What you will do
Sift the material for lines containing "code", and return them.

Material provided
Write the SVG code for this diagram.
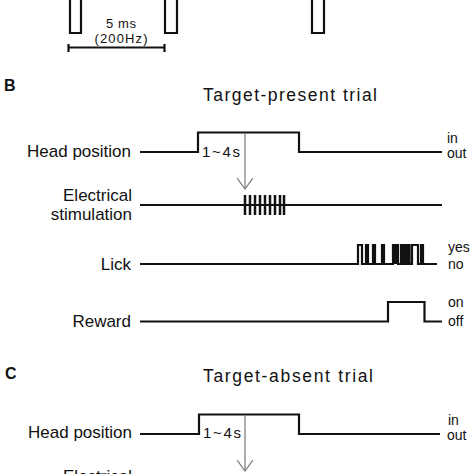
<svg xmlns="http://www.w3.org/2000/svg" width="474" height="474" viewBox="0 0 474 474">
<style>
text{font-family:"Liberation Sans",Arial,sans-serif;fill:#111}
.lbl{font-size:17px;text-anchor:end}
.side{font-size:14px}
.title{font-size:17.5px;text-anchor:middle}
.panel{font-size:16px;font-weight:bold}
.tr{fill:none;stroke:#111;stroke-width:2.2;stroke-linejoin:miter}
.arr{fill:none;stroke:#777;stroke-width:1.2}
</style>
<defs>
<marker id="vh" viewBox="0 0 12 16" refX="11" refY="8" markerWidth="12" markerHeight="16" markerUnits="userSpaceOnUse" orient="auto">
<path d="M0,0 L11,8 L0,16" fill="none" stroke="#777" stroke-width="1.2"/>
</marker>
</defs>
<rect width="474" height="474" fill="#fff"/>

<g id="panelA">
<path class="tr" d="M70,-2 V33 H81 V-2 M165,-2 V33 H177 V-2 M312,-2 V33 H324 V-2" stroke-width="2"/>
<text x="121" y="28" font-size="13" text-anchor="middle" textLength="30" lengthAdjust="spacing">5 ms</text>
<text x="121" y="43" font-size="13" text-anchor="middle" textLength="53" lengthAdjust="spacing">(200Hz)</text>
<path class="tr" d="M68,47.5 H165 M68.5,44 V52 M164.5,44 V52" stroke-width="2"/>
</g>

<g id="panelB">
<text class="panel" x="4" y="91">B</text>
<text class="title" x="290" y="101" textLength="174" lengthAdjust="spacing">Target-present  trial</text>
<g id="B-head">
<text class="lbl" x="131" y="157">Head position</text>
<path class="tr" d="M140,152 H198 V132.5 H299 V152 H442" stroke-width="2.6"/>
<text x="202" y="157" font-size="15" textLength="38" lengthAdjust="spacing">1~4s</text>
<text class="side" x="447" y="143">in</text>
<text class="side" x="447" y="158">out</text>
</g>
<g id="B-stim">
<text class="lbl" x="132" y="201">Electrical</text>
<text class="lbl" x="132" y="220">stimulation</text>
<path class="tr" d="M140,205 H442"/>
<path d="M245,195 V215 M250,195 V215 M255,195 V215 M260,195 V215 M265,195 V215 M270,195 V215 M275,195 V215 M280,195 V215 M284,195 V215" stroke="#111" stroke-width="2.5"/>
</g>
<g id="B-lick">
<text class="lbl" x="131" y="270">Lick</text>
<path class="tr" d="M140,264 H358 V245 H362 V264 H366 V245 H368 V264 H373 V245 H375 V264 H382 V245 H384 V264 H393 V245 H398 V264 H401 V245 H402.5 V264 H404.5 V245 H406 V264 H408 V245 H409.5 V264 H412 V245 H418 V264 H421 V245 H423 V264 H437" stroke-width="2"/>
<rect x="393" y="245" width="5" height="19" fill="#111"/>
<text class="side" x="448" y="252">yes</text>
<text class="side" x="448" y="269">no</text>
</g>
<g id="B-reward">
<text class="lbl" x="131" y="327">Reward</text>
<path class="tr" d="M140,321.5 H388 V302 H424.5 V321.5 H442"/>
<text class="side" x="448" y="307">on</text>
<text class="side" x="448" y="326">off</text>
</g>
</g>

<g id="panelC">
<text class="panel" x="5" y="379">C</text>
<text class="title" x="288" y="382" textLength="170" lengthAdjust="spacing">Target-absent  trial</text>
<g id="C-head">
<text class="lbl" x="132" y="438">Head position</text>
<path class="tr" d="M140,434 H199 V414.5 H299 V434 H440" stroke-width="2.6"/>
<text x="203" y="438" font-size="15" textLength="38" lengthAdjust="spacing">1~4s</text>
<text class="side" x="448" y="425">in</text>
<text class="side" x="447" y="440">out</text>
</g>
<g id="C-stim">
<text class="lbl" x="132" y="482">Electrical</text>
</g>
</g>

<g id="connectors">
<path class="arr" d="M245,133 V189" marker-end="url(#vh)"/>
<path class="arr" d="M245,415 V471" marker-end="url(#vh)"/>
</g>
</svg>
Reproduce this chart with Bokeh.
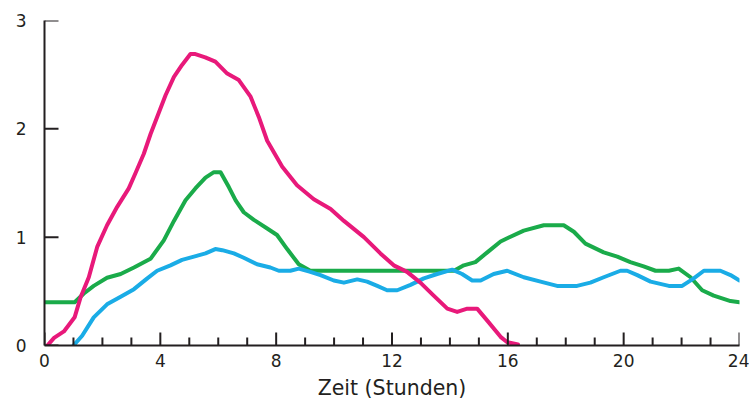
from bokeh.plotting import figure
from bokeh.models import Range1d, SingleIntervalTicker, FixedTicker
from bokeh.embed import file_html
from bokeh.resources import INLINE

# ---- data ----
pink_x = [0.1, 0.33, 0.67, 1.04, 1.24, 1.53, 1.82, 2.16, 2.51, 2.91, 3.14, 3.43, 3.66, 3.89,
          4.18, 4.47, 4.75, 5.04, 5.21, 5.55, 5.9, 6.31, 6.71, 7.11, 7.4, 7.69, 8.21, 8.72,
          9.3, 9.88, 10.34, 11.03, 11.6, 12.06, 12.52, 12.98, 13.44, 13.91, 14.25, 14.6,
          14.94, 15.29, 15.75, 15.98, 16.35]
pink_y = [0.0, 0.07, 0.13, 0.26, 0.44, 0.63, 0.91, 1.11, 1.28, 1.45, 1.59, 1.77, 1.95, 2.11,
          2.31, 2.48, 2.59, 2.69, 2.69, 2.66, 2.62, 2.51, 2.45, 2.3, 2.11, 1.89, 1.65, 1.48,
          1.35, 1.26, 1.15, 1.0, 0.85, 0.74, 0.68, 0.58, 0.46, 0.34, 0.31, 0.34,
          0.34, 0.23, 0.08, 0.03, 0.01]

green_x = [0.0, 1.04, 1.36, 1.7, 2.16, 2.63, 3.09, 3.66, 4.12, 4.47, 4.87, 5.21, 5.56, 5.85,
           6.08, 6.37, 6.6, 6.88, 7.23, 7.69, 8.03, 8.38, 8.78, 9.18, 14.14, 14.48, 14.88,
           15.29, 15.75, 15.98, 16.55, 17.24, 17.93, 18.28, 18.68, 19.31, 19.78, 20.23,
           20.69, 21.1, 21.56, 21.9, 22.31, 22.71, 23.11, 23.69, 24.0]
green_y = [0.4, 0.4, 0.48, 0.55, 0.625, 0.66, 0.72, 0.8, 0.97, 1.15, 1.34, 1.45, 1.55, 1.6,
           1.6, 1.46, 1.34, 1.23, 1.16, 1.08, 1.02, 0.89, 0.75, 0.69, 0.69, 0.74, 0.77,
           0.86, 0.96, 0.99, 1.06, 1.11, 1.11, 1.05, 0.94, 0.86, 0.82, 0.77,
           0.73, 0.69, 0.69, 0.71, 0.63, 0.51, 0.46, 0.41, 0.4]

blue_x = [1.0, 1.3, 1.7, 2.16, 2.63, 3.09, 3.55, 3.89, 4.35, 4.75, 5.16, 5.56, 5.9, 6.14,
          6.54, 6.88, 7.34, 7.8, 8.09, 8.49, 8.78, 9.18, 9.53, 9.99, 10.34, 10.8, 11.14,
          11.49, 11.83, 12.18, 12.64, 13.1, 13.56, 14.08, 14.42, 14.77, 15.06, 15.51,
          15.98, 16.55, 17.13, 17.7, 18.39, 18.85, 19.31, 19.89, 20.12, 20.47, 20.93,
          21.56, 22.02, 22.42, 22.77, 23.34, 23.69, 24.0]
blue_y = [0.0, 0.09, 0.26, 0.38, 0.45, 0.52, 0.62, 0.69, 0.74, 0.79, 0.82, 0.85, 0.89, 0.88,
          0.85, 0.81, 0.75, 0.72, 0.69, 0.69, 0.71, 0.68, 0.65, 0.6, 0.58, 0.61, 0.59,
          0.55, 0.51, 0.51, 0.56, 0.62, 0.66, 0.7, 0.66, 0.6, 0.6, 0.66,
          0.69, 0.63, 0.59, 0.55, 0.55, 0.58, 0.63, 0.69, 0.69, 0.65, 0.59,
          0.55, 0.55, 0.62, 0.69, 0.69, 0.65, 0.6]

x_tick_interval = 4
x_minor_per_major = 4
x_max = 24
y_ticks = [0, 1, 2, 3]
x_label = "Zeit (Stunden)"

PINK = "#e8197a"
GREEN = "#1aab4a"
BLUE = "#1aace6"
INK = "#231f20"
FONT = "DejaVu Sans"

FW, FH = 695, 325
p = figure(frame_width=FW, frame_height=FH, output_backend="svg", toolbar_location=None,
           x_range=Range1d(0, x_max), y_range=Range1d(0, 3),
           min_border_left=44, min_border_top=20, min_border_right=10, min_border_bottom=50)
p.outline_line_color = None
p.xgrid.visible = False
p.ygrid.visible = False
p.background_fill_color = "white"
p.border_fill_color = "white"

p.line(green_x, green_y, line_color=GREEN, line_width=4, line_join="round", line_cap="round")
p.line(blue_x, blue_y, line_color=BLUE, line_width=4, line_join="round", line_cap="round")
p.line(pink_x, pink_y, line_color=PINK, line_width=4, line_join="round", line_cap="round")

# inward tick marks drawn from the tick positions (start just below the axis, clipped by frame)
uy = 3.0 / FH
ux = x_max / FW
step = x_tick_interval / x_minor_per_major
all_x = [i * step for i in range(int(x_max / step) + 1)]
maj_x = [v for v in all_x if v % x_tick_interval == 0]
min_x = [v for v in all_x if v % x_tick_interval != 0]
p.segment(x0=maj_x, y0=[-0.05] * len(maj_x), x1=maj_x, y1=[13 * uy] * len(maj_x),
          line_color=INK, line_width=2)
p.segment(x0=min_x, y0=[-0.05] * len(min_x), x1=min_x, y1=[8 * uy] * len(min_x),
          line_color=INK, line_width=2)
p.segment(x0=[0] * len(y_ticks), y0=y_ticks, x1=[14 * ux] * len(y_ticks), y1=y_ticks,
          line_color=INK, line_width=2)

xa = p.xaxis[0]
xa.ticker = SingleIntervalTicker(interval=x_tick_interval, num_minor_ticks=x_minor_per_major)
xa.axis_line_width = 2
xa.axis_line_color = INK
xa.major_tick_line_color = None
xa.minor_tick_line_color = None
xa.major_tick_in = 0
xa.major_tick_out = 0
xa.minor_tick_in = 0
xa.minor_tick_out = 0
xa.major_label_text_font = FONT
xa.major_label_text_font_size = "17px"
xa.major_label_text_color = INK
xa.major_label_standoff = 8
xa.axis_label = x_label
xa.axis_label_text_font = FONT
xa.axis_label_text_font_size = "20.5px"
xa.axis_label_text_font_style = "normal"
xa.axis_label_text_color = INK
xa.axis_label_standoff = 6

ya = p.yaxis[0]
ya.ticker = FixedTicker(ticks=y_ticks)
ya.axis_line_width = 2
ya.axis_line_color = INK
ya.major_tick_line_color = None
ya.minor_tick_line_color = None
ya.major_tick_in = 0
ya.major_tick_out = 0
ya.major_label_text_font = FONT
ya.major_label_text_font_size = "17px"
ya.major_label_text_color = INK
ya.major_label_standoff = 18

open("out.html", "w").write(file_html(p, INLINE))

...

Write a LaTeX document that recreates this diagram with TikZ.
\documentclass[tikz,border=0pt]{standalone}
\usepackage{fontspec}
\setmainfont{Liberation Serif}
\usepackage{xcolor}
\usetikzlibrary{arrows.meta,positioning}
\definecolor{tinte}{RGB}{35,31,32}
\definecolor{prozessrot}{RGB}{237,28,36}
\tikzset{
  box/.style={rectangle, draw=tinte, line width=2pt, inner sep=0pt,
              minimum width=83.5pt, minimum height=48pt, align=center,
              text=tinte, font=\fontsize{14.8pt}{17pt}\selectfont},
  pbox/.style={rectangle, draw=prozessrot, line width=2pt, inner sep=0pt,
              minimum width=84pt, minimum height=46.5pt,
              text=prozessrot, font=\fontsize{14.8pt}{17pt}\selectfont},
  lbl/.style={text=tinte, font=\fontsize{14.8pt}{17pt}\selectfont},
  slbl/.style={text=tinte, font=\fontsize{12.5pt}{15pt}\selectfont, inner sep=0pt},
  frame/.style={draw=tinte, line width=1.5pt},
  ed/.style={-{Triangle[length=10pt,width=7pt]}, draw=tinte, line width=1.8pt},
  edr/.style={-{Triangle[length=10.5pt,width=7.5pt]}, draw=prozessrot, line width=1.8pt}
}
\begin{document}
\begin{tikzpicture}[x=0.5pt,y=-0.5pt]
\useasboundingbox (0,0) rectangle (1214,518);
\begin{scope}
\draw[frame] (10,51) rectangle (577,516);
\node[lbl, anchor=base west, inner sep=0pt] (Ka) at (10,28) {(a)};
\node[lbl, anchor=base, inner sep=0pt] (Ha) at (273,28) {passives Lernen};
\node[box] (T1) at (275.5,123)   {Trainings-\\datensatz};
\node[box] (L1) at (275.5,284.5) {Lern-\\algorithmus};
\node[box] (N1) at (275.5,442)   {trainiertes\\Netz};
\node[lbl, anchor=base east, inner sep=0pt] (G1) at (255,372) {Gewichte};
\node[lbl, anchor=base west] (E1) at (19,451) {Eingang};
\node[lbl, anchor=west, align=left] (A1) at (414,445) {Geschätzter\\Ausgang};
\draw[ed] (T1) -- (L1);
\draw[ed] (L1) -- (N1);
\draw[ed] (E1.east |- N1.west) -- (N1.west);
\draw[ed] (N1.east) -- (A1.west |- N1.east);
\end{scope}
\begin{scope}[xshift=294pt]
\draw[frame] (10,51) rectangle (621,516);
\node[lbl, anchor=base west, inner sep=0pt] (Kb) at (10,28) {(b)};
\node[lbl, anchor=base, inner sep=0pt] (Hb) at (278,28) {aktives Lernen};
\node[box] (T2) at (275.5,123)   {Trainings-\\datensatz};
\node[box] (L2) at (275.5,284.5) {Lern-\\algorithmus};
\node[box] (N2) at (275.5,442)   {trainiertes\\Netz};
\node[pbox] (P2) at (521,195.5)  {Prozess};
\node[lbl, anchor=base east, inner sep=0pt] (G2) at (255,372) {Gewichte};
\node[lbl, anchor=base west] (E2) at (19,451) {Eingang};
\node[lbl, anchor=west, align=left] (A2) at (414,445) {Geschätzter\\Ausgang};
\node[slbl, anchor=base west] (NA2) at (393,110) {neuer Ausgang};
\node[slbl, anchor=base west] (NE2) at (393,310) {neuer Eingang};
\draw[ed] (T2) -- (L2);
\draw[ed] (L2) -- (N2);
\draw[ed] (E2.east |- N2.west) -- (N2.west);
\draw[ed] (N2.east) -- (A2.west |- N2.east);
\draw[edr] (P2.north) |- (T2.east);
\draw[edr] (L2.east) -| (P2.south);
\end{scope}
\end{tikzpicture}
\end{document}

---

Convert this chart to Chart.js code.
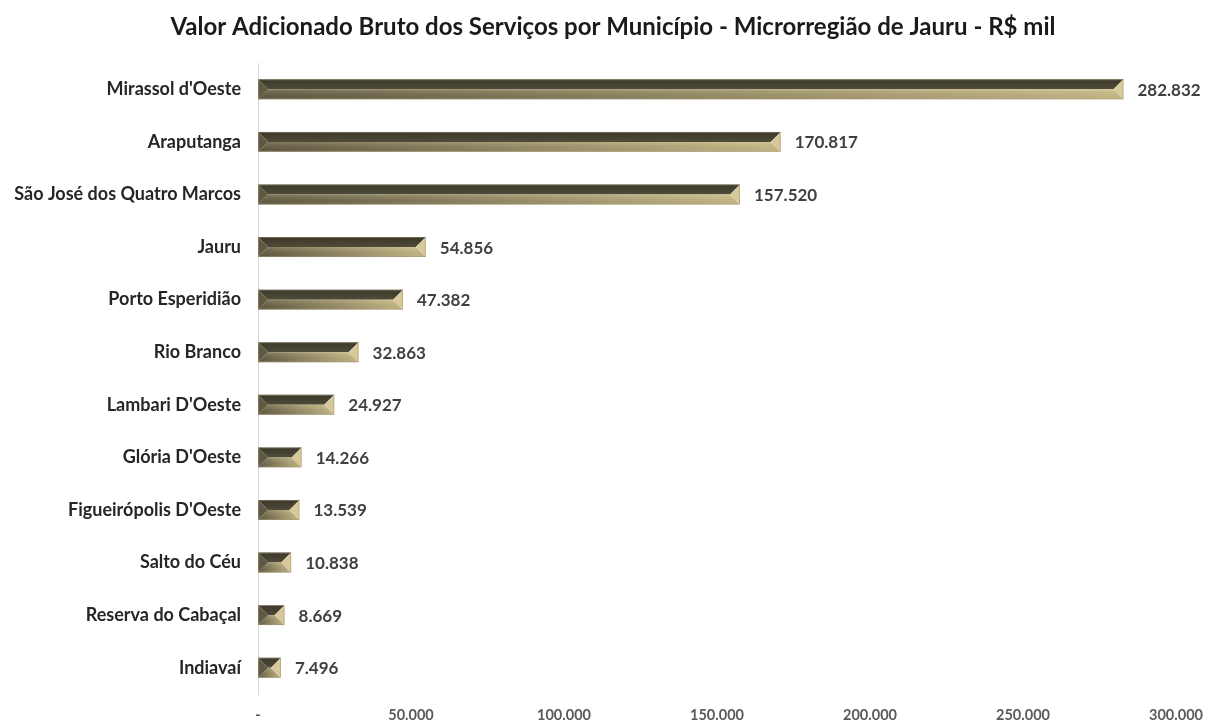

Task answer
Write the SVG code for this diagram.
Convert this chart to Chart.js code.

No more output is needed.